If you allow flexibility, what guardrails keep it predictable?

Those “messy middle” moments are where teams usually loosen the assistant just enough to keep chats moving—then wonder why it starts sounding different from one thread to the next. A user adds “it’s for a contractor” and the assistant shifts from a simple access checklist to policy language, exceptions, and new questions. That flexibility is useful, but without boundaries it turns into output that feels random.

Keep it predictable by constraining the shape of decisions, not the exact words. Require a short classification step (issue type, risk level, and whether it can act or must escalate), then bind each class to fixed actions: required questions, approved snippets, and a clear “what happens next.” Let the assistant adapt inside the box—ordering questions, choosing examples, and mirroring user phrasing—while logging which class it picked and why.
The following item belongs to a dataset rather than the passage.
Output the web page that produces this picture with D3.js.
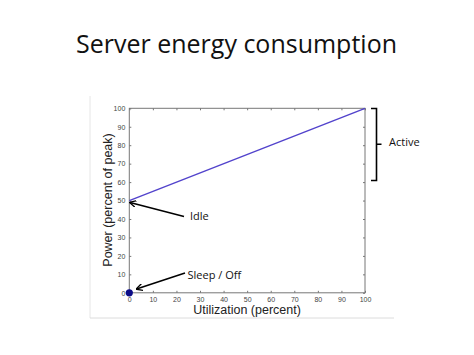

If retrieval returns conflicting docs, or a tool times out, the assistant needs a forced fallback path (“I can’t verify, so I’m escalating”) instead of filling gaps. Once those guardrails exist, you can prove they hold under drift.

Proving it works: tests and monitoring that catch drift without freezing the assistant

Once you add a forced fallback path, you need to know it still fires when the system changes. Start with a small “golden set” of chats that cover your non-negotiables: promises, escalations, identity checks, and refusal language. Run them on every prompt, retrieval, or model change, and score both outcomes and structure (did it pick the right class, ask the required questions, and use the approved snippet).

Then watch production for slow drift. Sample conversations by class, track tool errors and fallback rates, and alert on new answer shapes (like skipping a required step) rather than wording. The hard cost is review time: someone has to label failures, update the golden set when policy changes, and resist “fixes” that make the assistant safe but useless.